→ Listed entries
※ ※ ※
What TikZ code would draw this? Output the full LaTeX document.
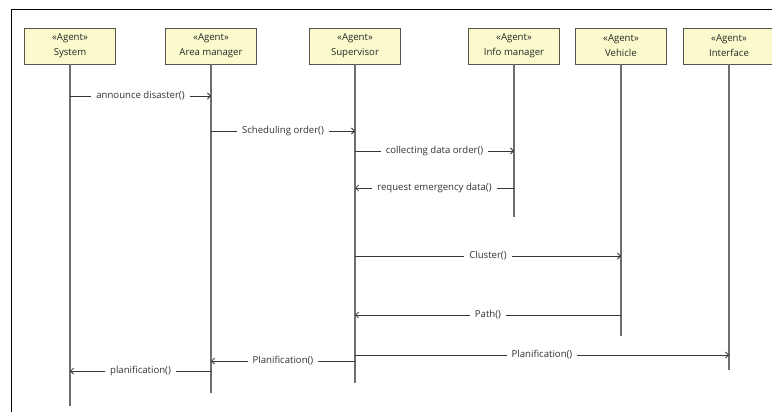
\documentclass[tikz,border=0pt]{standalone}
\usepackage{fontspec}
\setmainfont{Open Sans}
\usetikzlibrary{arrows.meta}
\definecolor{agentfill}{RGB}{250,250,205}
\definecolor{agentdraw}{RGB}{85,85,75}
\definecolor{lifegray}{RGB}{110,110,110}
\definecolor{msggray}{RGB}{55,55,55}
\tikzset{
	agent/.style={draw=agentdraw, fill=agentfill, line width=0.9pt, minimum width=91pt, minimum height=36pt,
		align=center, inner sep=0pt, text=black!85, font=\fontsize{9.6}{15}\selectfont},
	life/.style={draw=lifegray, line width=1.3pt},
	msg/.style={draw=msggray, line width=0.8pt, -{Straight Barb[length=3pt,width=6pt]}},
	lbl/.style={fill=white, inner xsep=5pt, inner ysep=1pt, text=black!80, font=\fontsize{9.6}{11}\selectfont},
}
\begin{document}
\begin{tikzpicture}[x=1pt,y=-1pt]
	\useasboundingbox (0,0) rectangle (772,412);
	% frame
	\draw[line width=0.8pt] (11,412) -- (11,9) -- (772,9);
	% agents and lifelines
	\foreach \nm/\x/\name/\yEnd in {sys/70/System/406, area/211/Area manager/393, sup/355/Supervisor/383,
		info/514/Info manager/217, veh/621/Vehicle/336, gui/729/Interface/370}
	{
		\node[agent] (\nm) at (\x,46) {«Agent»\\\name};
		\coordinate (\nm-end) at (\x,\yEnd);
		\draw[life] (\nm) -- (\nm-end);
	}
	% messages
	\foreach \i/\a/\b/\y/\txt in {1/sys/area/96/announce disaster(), 2/area/sup/131/Scheduling order(),
		3/sup/info/151/collecting data order(), 4/info/sup/188/request emergency data(),
		5/sup/veh/256/Cluster(), 6/veh/sup/315/Path(), 7/sup/gui/355/Planification(),
		8/sup/area/361/Planification(), 9/area/sys/371/planification()}
	{
		\coordinate (row\i) at (0,\y);
		\draw[msg] (\a |- row\i) -- node[lbl] {\txt} (\b |- row\i);
	}
\end{tikzpicture}
\end{document}
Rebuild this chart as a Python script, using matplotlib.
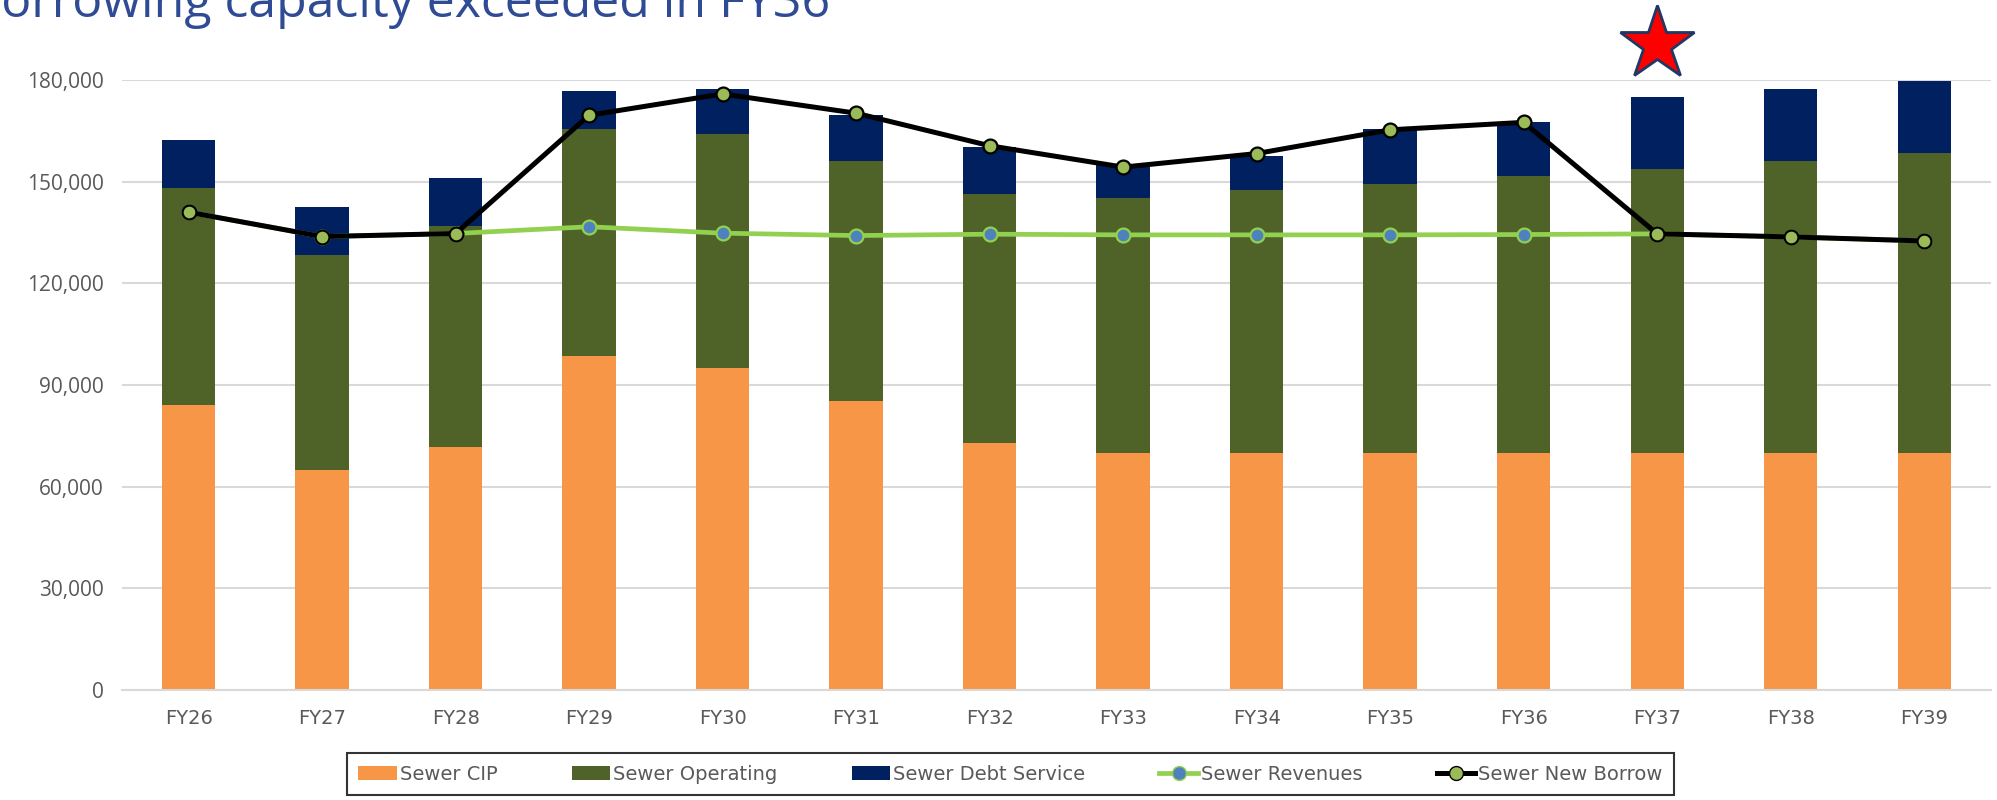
import matplotlib
matplotlib.use("Agg")
import matplotlib.pyplot as plt
import matplotlib.transforms as mtransforms
from matplotlib.patches import Patch
from matplotlib.lines import Line2D
from matplotlib.ticker import FuncFormatter

years = ["FY26", "FY27", "FY28", "FY29", "FY30", "FY31", "FY32",
         "FY33", "FY34", "FY35", "FY36", "FY37", "FY38", "FY39"]

sewer_cip = [84000, 65000, 71700, 98500, 95100, 85300, 72900,
             70000, 70000, 70000, 70000, 70000, 70000, 70000]
sewer_operating = [64100, 63300, 65200, 66900, 69100, 70900, 73400,
                   75300, 77400, 79400, 81600, 83800, 86200, 88600]
sewer_debt = [14200, 14300, 14200, 11300, 13200, 13500, 14000,
              9500, 10200, 16000, 15900, 21200, 21100, 21100]
sewer_revenues = [141000, 133800, 134700, 136700, 134800, 134100, 134500,
                  134300, 134300, 134300, 134400, 134600, 133700, 132500]
sewer_new_borrow = [141000, 133800, 134700, 169600, 175900, 170200, 160600,
                    154300, 158300, 165300, 167500, 134600, 133700, 132500]

C_CIP = "#F79646"
C_OPER = "#4F6228"
C_DEBT = "#002060"
C_REV = "#92D050"
C_REV_MK = "#4F81BD"
C_BOR_MK = "#9BBB59"
C_GRID = "#D9D9D9"
C_TEXT = "#595959"

fig = plt.figure(figsize=(19.97, 8.0), dpi=100)
ax = fig.add_axes([0.061, 0.1375, 0.936, 0.7625])

x = list(range(len(years)))
w = 0.4
oper_bottom = sewer_cip
debt_bottom = [a + b for a, b in zip(sewer_cip, sewer_operating)]

ax.bar(x, sewer_cip, width=w, color=C_CIP, zorder=2)
ax.bar(x, sewer_operating, width=w, bottom=oper_bottom, color=C_OPER, zorder=2)
ax.bar(x, sewer_debt, width=w, bottom=debt_bottom, color=C_DEBT, zorder=2)

ax.plot(x, sewer_revenues, color=C_REV, lw=3.4, marker="o", ms=10,
        mfc=C_REV_MK, mec=C_REV, mew=1.6, zorder=3)
ax.plot(x, sewer_new_borrow, color="black", lw=3.6, marker="o", ms=10,
        mfc=C_BOR_MK, mec="black", mew=1.6, zorder=4)

ax.set_xlim(-0.5, len(years) - 0.5)
ax.set_ylim(0, 180000)
ax.set_yticks(range(0, 180001, 30000))
ax.yaxis.set_major_formatter(FuncFormatter(lambda v, p: f"{int(v):,}"))
ax.set_xticks(x)
ax.set_xticklabels(years, fontsize=14, color=C_TEXT)
for lbl in ax.get_yticklabels():
    lbl.set_family("Open Sans")
    lbl.set_fontsize(15)
    lbl.set_color(C_TEXT)
ax.tick_params(axis="both", length=0)
ax.tick_params(axis="x", pad=14)
ax.tick_params(axis="y", pad=13)
ax.grid(axis="y", color=C_GRID, lw=1.5, zorder=0)
for side in ["top", "right", "left"]:
    ax.spines[side].set_visible(False)
ax.spines["bottom"].set_color(C_GRID)
ax.spines["bottom"].set_linewidth(1.5)

# star flag over FY37
star_tr = mtransforms.blended_transform_factory(ax.transData, fig.transFigure)
ax.plot([11], [0.9455], transform=star_tr, marker="*", ms=56,
        mfc="#FF0000", mec="#1F3864", mew=2.0, clip_on=False, zorder=5)

fig.text(0.4156, 0.979, "Borrowing capacity exceeded in FY36",
         ha="right", va="baseline", fontsize=36, color="#2E4B94",
         family="Open Sans")

handles = [
    Patch(facecolor=C_CIP, label="Sewer CIP"),
    Patch(facecolor=C_OPER, label="Sewer Operating"),
    Patch(facecolor=C_DEBT, label="Sewer Debt Service"),
    Line2D([], [], color=C_REV, lw=3.4, marker="o", ms=10, mfc=C_REV_MK,
           mec=C_REV, label="Sewer Revenues"),
    Line2D([], [], color="black", lw=3.6, marker="o", ms=10, mfc=C_BOR_MK,
           mec="black", label="Sewer New Borrow"),
]
leg = fig.legend(handles=handles, loc="center", bbox_to_anchor=(0.506, 0.0325),
                 ncol=5, frameon=True, fancybox=False, handlelength=2.0,
                 handletextpad=0.15, columnspacing=3.8, borderpad=0.6,
                 borderaxespad=0, prop={"size": 14})
leg.get_frame().set_edgecolor("black")
leg.get_frame().set_linewidth(1.5)
for t in leg.get_texts():
    t.set_color(C_TEXT)

fig.savefig("out.png", dpi=100)
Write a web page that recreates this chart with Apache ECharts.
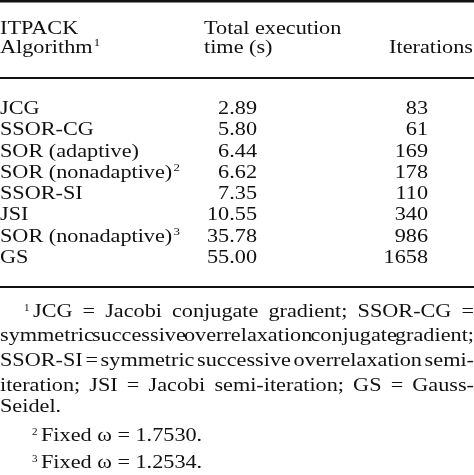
<!DOCTYPE html><html><head><meta charset="utf-8"><script src="https://cdn.jsdelivr.net/npm/echarts@6/dist/echarts.min.js"></script>
<style>html,body{margin:0;background:#fff}#c{width:474px;height:475px}</style></head><body><div id="c"></div><script>
const algorithms=['JCG','SSOR-CG','SOR (adaptive)','SOR (nonadaptive)','SSOR-SI','JSI','SOR (nonadaptive)','GS'];
const algSup=['','','','2','','','3',''];
const times=['2.89','5.80','6.44','6.62','7.35','10.55','35.78','55.00'];
const iterations=[83,61,169,178,110,340,986,1658];
const footSup=['1','','','','','2','3'];
const footLines=['JCG = Jacobi conjugate gradient; SSOR-CG =',
 'symmetric successive overrelaxation conjugate gradient;',
 'SSOR-SI = symmetric successive overrelaxation semi-',
 'iteration; JSI = Jacobi semi-iteration; GS = Gauss-',
 'Seidel.','Fixed ω = 1.7530.','Fixed ω = 1.2534.'];
const footJustify=[true,true,true,true,false,false,false];
const footIndent=[24,0,0,0,0,32,32];
const fnY=[312,336,361,386,407,436,463];
const F='"Liberation Serif", serif', FS=19, SX=1.17;
const rich={s:{fontSize:11,verticalAlign:'top',padding:[0,2,9,1],fontFamily:F,fill:'#111'}};
const cv=document.createElement('canvas').getContext('2d');cv.font=FS+'px "Liberation Serif"';
const w=s=>cv.measureText(s).width*SX;
function t(x,y,text,align){return {type:'text',x,y,scaleX:SX,style:{text,fontFamily:F,fontSize:FS,fill:'#111',textAlign:align||'left',textVerticalAlign:'middle',rich}};}
const g=[];
g.push({type:'rect',shape:{x:0,y:0,width:474,height:2.5},style:{fill:'#111'}});
g.push({type:'rect',shape:{x:0,y:77,width:474,height:2},style:{fill:'#111'}});
g.push({type:'rect',shape:{x:0,y:286,width:474,height:2},style:{fill:'#111'}});
g.push(t(0,29,'ITPACK'));
g.push(t(0,48,'Algorithm{s|1}'));
g.push(t(204,29,'Total execution'));
g.push(t(204,48,'time (s)'));
g.push(t(473,48,'Iterations','right'));
algorithms.forEach((a,i)=>{const y=109+i*21.3;
 g.push(t(0,y,a+(algSup[i]?'{s|'+algSup[i]+'}':'')));
 g.push(t(257,y,times[i],'right'));
 g.push(t(428,y,String(iterations[i]),'right'));});
footLines.forEach((line,i)=>{
 let x=footIndent[i];const y=fnY[i];
 if(footSup[i]){g.push({type:'text',x,y:y-4,style:{text:footSup[i],fontFamily:F,fontSize:11,fill:'#111',textVerticalAlign:'middle'}});x+=9;}
 const words=line.split(' ');
 if(footJustify[i]){const tot=words.reduce((s,wd)=>s+w(wd),0);const gap=(474-x-tot)/(words.length-1);
  words.forEach(wd=>{g.push(t(x,y,wd));x+=w(wd)+gap;});}
 else g.push(t(x,y,line));
});
const ch=echarts.init(document.getElementById('c'));
ch.setOption({animation:false,graphic:g});
</script></body></html>
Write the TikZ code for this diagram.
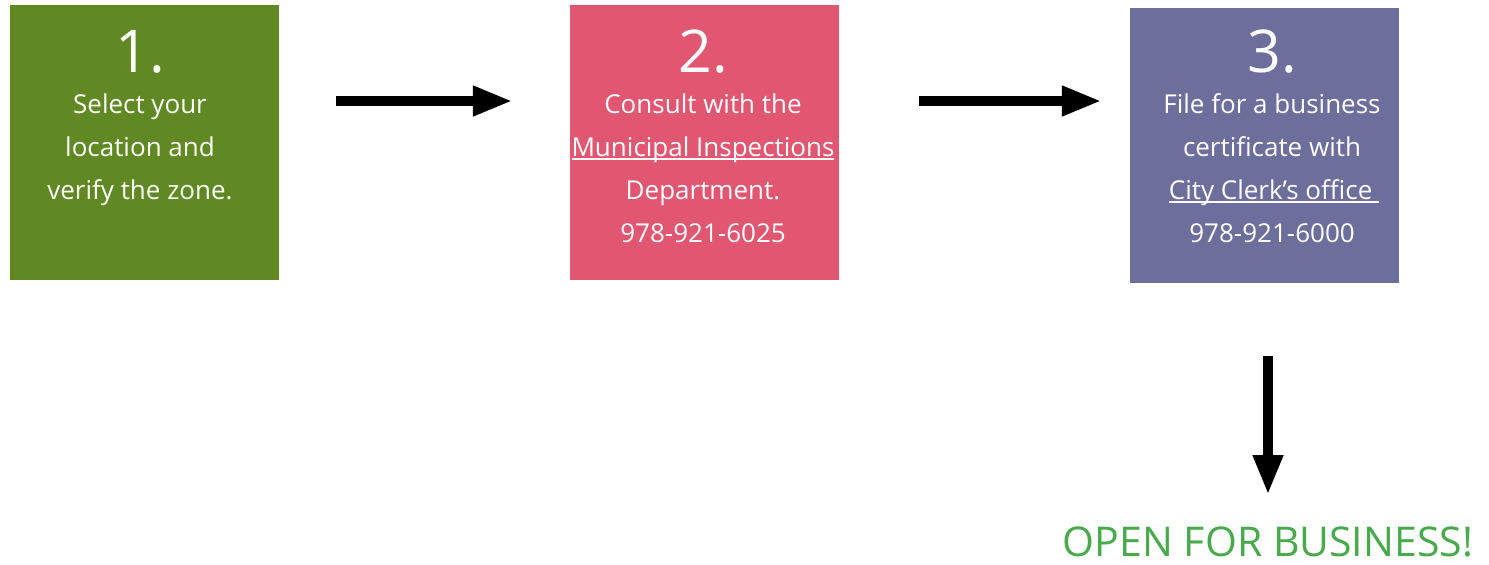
※ ※ ※
→ To be done
Do not copy any pictures. Retype exactly the stretch from the line with "Rebuild this chart" through the line with "from matplotlib.ticker import FuncFormatter".

→ The reply
Rebuild this chart as a Python script, using matplotlib.
import matplotlib
matplotlib.use("Agg")
import matplotlib.pyplot as plt
import matplotlib.transforms as mtransforms
from matplotlib.patches import Patch
from matplotlib.lines import Line2D
from matplotlib.ticker import FuncFormatter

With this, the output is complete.